Exercise →
The required output is the block of lines from the line with "Write a Python" to the line with "from bokeh.resources import INLINE", endpoints included and pictures omitted.

Extracted data →
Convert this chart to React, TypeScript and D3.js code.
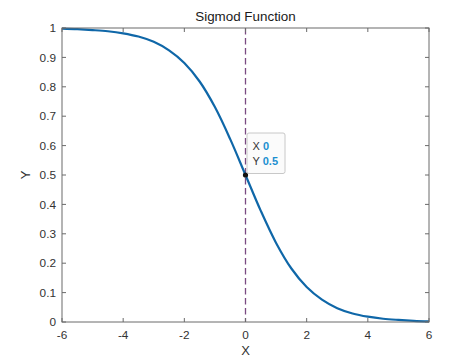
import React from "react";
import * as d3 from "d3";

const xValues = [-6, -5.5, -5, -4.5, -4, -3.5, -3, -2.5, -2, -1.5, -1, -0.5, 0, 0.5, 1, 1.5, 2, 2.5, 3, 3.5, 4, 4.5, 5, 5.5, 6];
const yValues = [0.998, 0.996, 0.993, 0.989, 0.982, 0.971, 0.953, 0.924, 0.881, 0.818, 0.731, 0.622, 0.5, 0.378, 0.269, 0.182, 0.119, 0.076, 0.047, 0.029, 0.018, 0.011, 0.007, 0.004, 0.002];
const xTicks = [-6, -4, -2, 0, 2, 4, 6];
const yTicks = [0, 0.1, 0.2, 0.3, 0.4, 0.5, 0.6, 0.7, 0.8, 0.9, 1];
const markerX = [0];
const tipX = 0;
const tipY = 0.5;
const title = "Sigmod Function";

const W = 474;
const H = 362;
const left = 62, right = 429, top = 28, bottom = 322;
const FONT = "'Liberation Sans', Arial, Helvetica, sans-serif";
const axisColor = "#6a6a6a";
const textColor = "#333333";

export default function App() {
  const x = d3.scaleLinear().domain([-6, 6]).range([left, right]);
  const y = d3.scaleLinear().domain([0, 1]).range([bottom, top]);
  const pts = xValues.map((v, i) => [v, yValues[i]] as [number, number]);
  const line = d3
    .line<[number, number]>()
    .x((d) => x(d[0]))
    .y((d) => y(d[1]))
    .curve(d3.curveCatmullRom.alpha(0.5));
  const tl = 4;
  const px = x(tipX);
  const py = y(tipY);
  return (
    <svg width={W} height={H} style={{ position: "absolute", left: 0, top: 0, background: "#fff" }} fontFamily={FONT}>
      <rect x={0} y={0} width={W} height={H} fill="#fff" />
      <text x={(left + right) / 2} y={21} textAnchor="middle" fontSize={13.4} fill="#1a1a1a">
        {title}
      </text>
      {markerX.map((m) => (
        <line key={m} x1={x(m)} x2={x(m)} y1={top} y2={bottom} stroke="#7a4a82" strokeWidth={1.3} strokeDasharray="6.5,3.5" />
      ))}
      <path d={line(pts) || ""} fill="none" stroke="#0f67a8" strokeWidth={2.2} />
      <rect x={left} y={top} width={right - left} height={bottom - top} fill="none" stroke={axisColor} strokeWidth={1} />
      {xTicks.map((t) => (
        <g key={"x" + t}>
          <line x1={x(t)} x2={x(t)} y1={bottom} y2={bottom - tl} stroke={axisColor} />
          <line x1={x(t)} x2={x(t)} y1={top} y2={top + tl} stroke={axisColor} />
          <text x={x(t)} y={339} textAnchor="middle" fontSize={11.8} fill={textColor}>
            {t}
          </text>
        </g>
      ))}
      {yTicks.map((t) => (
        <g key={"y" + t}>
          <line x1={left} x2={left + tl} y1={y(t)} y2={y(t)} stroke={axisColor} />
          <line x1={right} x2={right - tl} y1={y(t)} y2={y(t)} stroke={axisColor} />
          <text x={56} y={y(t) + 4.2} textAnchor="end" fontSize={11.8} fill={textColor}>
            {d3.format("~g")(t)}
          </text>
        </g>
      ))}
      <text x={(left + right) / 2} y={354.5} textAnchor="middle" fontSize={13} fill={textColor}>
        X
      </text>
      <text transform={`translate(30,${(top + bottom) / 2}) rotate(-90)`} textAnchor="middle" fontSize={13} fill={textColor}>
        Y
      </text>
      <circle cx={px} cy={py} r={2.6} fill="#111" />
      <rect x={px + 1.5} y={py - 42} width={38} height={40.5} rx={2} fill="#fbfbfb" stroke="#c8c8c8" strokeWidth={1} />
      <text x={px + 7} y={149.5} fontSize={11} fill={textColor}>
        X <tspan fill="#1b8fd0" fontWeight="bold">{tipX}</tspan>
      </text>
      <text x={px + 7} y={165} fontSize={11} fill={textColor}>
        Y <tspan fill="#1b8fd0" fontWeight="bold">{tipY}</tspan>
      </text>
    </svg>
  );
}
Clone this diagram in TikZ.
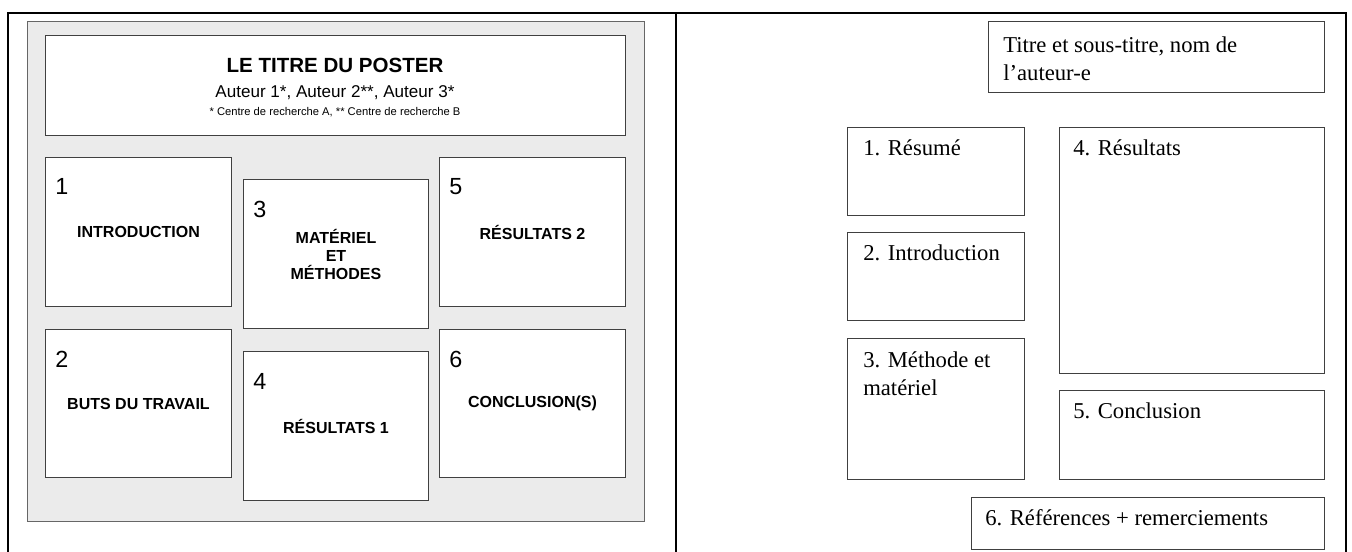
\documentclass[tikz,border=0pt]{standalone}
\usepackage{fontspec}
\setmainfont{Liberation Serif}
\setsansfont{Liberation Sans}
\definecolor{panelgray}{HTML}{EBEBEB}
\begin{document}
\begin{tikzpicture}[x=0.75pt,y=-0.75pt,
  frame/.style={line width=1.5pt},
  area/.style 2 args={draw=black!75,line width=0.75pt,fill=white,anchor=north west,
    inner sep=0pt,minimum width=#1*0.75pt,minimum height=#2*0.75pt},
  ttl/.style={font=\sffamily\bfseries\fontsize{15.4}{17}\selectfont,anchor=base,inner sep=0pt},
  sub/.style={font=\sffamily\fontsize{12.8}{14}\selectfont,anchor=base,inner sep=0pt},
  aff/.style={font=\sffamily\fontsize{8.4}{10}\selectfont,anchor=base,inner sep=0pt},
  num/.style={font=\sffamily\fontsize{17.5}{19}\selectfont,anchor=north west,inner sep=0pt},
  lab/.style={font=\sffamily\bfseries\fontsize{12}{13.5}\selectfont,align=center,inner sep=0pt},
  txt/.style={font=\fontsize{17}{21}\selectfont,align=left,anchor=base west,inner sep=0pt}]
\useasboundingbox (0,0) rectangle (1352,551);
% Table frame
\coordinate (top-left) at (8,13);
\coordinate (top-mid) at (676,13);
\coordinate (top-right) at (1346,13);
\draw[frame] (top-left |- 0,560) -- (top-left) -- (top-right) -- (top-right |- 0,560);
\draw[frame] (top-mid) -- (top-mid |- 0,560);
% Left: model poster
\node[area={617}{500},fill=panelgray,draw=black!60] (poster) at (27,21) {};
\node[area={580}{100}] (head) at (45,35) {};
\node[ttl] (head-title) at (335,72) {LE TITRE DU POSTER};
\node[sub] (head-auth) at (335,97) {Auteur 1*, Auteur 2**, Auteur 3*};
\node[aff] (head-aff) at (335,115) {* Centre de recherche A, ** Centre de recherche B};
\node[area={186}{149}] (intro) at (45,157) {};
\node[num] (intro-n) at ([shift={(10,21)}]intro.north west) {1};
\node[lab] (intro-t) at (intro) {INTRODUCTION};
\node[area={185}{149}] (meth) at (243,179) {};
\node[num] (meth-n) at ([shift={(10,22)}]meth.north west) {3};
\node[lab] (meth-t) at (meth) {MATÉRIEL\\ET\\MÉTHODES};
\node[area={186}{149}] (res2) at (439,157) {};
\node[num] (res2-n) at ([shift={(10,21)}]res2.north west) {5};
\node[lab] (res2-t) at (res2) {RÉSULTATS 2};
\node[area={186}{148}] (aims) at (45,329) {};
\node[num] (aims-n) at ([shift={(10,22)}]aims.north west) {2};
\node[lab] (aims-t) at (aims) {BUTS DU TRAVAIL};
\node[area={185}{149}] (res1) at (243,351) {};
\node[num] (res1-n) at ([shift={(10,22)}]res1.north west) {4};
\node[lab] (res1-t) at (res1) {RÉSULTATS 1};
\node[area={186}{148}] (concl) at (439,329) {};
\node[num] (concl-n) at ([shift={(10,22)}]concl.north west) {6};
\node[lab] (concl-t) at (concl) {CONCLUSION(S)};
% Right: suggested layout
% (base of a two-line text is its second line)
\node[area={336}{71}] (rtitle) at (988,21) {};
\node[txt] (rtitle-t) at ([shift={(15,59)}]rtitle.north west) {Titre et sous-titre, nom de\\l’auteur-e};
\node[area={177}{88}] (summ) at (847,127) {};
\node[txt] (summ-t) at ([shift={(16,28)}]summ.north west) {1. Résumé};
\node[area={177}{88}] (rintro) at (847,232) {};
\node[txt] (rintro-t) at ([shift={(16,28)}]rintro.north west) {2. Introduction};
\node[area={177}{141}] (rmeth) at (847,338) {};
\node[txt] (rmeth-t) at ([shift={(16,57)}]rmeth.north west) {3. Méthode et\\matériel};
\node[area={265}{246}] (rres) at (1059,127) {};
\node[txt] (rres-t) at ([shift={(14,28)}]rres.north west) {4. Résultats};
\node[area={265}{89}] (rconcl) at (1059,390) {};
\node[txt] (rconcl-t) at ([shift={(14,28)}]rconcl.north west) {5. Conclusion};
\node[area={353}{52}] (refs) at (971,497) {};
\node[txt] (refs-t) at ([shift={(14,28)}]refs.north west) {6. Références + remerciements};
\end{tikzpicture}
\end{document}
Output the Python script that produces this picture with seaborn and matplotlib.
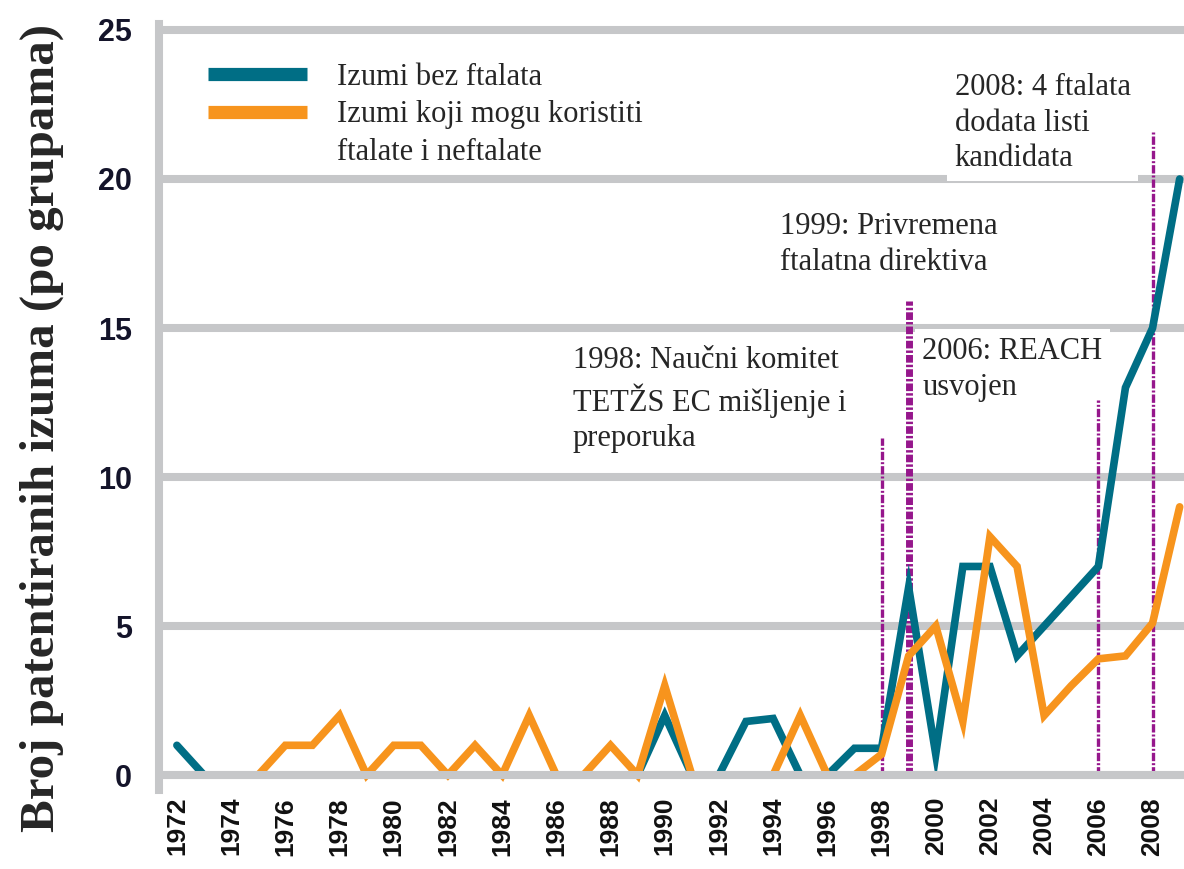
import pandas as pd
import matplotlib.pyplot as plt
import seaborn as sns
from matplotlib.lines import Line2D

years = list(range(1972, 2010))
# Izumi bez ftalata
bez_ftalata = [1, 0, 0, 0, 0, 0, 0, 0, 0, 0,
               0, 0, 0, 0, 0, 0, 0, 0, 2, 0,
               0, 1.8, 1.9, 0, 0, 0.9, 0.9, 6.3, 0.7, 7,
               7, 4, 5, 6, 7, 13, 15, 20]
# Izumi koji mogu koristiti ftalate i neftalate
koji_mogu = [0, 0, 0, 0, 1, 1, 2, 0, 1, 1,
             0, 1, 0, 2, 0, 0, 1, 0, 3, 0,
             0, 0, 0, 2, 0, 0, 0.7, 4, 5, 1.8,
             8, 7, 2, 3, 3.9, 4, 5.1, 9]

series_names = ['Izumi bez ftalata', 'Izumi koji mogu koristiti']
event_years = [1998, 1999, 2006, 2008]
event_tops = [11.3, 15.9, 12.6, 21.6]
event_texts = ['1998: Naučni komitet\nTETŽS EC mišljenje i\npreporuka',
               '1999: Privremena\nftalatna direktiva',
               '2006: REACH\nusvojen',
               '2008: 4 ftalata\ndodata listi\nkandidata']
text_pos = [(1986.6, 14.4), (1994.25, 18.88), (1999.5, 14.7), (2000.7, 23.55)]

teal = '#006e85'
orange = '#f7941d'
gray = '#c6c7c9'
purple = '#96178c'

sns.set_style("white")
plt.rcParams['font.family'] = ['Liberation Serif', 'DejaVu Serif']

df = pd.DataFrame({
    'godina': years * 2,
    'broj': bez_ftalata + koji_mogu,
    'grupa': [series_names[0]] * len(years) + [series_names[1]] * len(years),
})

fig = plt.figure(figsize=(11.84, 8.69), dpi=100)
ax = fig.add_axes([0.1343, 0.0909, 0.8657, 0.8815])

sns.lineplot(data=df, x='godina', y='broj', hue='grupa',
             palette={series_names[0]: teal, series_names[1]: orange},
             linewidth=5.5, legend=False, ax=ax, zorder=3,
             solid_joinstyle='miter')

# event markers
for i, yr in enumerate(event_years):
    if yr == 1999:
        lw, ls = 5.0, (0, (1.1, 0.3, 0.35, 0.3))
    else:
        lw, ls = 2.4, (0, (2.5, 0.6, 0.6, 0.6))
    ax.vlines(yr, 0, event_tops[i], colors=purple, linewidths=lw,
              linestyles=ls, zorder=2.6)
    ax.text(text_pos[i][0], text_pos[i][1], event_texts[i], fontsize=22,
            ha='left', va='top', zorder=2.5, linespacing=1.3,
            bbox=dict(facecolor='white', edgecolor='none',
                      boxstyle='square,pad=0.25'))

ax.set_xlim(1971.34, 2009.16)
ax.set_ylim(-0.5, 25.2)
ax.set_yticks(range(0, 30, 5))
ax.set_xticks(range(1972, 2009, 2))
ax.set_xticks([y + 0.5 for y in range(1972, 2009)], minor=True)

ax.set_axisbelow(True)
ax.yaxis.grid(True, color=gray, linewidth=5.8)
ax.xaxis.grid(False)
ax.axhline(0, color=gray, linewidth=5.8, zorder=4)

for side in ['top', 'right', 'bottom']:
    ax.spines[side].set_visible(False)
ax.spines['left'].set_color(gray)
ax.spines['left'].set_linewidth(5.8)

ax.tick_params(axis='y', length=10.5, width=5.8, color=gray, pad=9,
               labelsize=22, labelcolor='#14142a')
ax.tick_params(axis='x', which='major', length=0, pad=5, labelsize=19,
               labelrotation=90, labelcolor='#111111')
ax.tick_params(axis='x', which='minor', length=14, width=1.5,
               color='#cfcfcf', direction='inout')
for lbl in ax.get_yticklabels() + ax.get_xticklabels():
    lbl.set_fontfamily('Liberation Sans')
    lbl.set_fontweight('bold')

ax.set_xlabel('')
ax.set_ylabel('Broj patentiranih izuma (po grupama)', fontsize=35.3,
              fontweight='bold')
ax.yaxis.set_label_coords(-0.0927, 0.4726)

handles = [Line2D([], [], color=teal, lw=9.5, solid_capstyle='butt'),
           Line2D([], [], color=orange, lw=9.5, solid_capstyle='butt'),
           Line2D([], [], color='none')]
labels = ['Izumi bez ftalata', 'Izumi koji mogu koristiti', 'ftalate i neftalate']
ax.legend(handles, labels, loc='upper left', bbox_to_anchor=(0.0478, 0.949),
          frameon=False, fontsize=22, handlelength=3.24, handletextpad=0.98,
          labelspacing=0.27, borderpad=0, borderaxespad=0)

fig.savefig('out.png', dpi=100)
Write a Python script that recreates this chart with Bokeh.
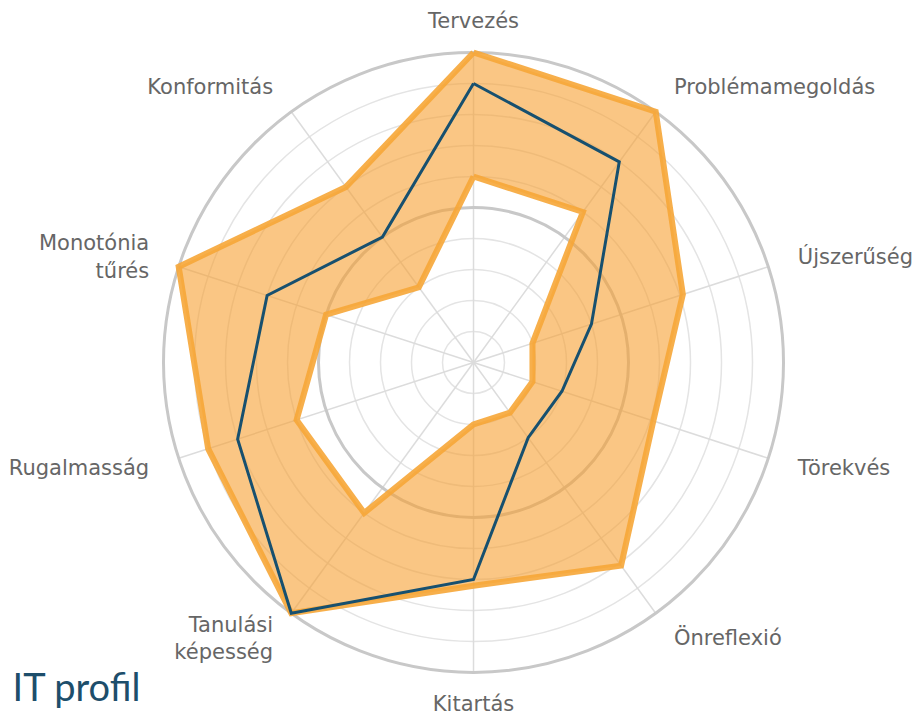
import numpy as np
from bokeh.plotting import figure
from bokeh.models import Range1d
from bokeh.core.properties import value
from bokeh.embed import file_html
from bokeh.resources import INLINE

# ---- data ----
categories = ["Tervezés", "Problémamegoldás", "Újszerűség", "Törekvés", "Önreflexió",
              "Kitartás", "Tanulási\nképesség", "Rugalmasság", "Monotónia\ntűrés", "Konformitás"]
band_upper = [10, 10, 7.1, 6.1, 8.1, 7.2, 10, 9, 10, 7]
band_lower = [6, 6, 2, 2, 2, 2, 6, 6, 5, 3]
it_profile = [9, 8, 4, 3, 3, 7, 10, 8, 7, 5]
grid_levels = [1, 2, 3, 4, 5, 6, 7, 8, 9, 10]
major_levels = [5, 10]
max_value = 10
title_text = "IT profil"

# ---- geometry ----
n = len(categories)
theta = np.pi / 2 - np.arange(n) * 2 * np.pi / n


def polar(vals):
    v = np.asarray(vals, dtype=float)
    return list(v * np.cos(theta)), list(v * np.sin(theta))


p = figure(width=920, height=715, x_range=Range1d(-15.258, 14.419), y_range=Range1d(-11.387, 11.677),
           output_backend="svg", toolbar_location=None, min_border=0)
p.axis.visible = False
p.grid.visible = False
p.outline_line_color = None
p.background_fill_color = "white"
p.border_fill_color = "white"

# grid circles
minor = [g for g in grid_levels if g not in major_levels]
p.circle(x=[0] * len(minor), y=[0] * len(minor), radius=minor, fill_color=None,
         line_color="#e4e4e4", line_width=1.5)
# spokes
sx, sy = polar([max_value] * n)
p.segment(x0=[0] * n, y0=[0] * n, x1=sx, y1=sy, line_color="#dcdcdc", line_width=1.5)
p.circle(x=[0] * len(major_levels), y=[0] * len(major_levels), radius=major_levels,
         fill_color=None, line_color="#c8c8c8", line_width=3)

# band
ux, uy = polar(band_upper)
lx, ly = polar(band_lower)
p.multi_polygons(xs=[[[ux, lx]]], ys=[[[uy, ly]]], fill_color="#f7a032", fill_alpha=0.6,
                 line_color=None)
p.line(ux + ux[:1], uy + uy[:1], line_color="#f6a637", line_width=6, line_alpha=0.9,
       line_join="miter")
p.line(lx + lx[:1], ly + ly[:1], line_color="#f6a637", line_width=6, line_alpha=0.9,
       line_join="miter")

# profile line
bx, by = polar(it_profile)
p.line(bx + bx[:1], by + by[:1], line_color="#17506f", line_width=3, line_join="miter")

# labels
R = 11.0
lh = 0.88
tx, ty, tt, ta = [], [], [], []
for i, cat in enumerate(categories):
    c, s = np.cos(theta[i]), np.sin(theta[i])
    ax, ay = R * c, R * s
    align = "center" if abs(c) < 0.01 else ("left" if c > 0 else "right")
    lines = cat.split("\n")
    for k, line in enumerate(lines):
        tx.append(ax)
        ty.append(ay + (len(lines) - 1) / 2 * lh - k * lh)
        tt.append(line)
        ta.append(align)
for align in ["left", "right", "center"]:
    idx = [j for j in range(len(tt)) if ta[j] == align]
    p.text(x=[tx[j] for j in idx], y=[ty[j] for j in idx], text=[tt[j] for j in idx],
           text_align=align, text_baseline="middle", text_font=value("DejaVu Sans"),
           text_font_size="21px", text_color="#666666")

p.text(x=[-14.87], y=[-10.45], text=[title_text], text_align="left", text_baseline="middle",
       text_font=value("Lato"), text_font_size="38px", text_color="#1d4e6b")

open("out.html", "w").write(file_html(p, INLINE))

Answer to the problem →
Write a Python script that recreates this chart with Bokeh.
import numpy as np
from bokeh.plotting import figure
from bokeh.models import Range1d
from bokeh.core.properties import value
from bokeh.embed import file_html
from bokeh.resources import INLINE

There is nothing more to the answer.